§ PROMPT
Find the lines below that contain the string "standalone". Copy each one.

● ● ● ● ● ● ●

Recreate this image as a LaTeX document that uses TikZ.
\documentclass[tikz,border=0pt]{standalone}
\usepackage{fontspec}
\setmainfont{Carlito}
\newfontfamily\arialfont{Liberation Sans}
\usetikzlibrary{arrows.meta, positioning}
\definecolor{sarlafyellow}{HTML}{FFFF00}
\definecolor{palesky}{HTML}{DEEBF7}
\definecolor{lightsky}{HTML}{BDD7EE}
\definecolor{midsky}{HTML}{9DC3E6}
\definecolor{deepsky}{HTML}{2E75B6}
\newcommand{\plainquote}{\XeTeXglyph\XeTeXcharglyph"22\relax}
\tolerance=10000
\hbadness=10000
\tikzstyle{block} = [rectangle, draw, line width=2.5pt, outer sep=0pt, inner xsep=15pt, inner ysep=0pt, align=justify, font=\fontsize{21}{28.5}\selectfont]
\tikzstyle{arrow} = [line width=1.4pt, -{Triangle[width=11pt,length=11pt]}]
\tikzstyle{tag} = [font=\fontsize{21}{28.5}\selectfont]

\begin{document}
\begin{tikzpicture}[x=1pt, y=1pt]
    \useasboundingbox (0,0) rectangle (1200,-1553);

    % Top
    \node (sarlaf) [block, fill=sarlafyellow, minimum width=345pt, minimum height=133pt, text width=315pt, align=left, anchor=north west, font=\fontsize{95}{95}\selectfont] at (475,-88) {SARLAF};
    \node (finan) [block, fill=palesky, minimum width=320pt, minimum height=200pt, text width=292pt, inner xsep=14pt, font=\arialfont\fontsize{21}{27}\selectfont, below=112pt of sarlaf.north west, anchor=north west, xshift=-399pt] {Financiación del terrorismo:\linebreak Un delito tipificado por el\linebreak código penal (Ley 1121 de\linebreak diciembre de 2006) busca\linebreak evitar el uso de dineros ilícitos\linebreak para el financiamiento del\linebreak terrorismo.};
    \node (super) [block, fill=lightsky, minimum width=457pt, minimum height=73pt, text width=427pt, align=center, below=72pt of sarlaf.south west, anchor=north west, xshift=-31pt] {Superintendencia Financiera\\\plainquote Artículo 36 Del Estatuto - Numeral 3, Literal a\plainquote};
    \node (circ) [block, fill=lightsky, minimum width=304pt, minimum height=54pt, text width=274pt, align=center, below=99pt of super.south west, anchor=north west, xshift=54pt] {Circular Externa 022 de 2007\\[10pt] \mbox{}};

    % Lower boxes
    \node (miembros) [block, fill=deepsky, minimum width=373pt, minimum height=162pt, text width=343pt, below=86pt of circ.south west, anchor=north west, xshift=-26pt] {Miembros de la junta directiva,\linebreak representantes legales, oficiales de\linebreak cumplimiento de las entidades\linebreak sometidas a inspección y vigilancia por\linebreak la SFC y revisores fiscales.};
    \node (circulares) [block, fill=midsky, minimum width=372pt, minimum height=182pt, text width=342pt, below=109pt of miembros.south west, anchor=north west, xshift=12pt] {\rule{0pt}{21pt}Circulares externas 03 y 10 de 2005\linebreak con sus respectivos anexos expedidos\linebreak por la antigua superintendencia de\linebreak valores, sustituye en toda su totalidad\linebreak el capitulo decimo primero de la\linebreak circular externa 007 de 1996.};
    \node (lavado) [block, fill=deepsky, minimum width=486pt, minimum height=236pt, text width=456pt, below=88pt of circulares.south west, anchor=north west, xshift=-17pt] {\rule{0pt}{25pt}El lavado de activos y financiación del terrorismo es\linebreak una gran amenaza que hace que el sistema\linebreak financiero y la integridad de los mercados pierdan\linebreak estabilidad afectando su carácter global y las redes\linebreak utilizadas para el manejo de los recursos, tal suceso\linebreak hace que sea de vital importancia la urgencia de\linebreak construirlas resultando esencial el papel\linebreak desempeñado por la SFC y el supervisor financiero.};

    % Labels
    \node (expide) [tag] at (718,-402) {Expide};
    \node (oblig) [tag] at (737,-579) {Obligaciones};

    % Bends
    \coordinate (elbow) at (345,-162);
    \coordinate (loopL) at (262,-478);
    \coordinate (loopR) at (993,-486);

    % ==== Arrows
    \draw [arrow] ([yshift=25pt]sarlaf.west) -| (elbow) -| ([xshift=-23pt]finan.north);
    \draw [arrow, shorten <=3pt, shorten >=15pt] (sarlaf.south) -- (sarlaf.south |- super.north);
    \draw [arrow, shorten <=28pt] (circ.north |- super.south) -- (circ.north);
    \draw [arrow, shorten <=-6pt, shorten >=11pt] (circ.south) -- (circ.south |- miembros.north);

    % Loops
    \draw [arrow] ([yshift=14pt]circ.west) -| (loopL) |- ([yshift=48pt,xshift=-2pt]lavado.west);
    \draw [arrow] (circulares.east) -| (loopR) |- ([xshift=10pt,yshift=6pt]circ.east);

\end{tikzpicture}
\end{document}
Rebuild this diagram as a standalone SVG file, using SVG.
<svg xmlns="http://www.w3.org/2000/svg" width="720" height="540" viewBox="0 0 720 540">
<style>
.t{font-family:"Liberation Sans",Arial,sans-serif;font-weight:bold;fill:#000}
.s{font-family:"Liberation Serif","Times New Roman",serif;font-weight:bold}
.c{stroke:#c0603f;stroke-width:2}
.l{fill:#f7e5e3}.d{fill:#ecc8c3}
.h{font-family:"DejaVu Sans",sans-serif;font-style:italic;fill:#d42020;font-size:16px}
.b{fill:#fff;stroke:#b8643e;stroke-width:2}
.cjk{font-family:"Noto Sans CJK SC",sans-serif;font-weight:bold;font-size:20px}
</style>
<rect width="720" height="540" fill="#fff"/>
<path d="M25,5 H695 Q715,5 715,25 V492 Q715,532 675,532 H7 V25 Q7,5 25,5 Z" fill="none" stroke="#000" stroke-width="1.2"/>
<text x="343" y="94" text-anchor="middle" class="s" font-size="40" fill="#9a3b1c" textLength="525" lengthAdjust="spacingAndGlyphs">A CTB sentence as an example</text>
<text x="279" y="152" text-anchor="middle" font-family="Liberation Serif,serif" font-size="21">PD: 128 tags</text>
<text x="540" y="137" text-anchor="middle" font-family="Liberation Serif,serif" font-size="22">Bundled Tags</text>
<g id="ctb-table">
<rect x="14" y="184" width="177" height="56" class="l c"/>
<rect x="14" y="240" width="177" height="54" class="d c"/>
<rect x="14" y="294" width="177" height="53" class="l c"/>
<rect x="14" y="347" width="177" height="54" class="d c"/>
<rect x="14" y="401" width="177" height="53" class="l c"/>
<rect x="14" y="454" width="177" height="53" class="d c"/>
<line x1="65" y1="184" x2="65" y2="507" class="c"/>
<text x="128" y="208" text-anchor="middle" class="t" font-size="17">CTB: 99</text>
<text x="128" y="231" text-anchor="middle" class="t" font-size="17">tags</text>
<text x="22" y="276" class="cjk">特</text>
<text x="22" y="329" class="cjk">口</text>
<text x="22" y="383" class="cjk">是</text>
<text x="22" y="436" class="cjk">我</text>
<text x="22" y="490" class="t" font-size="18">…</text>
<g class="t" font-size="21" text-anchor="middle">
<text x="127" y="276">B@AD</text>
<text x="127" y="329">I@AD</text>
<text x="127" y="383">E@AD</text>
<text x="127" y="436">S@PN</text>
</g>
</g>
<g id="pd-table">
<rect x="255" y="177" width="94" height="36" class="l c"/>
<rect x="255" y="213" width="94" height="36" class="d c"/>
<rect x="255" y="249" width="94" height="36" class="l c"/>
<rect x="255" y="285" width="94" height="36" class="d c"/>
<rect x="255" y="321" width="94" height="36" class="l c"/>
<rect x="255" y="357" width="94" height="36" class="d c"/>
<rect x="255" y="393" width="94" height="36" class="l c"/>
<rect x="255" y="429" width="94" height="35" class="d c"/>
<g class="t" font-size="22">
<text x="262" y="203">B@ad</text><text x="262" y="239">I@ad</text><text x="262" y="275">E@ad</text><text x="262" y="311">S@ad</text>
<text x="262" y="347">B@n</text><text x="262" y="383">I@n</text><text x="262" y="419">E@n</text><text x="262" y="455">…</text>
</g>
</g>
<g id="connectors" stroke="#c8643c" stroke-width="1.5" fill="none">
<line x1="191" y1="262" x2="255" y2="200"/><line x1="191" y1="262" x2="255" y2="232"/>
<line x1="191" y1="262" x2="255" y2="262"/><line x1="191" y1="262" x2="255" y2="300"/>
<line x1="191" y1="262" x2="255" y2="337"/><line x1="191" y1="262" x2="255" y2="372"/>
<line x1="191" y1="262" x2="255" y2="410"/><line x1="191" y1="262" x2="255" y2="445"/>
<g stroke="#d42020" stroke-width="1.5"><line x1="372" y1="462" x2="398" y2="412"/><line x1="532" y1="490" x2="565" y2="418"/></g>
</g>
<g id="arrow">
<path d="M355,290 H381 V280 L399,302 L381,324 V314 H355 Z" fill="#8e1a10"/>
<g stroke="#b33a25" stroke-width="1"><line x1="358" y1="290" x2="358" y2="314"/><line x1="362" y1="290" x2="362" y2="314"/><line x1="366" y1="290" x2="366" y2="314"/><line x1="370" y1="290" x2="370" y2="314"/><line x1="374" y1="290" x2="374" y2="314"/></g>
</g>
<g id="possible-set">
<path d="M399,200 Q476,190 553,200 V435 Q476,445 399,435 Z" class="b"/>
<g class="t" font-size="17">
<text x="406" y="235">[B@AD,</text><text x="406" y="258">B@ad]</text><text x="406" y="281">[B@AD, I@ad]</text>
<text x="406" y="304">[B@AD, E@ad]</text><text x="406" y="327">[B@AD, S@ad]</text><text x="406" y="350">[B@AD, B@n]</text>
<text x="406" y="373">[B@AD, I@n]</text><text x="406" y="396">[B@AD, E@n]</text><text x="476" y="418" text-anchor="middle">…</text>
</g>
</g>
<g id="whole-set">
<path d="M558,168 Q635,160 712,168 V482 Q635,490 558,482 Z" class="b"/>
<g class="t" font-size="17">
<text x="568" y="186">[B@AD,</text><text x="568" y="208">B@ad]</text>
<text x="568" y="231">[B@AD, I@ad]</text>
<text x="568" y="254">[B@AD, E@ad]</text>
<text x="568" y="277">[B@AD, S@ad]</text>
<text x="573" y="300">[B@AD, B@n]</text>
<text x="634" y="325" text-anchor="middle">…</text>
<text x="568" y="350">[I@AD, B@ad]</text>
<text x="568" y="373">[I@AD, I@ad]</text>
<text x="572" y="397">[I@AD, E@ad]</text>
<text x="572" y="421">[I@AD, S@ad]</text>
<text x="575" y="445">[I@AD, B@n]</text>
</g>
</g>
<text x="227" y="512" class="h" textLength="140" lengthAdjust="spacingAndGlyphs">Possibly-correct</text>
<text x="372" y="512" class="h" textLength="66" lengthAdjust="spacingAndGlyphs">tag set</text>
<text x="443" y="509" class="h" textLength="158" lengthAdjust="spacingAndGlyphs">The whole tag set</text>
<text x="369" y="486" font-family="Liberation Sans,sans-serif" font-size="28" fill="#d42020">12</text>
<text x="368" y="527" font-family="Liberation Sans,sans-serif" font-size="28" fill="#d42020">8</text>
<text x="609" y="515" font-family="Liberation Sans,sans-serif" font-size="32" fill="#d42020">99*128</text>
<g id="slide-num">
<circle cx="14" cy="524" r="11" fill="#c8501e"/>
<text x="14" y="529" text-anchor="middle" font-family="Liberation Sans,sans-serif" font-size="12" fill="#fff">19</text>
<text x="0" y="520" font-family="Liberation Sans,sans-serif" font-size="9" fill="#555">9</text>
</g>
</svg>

● ● ● ● ● ● ●

§ REPLY TO THE TASK
\documentclass[tikz,border=0pt]{standalone}
Rebuild this diagram as a standalone SVG file, using SVG.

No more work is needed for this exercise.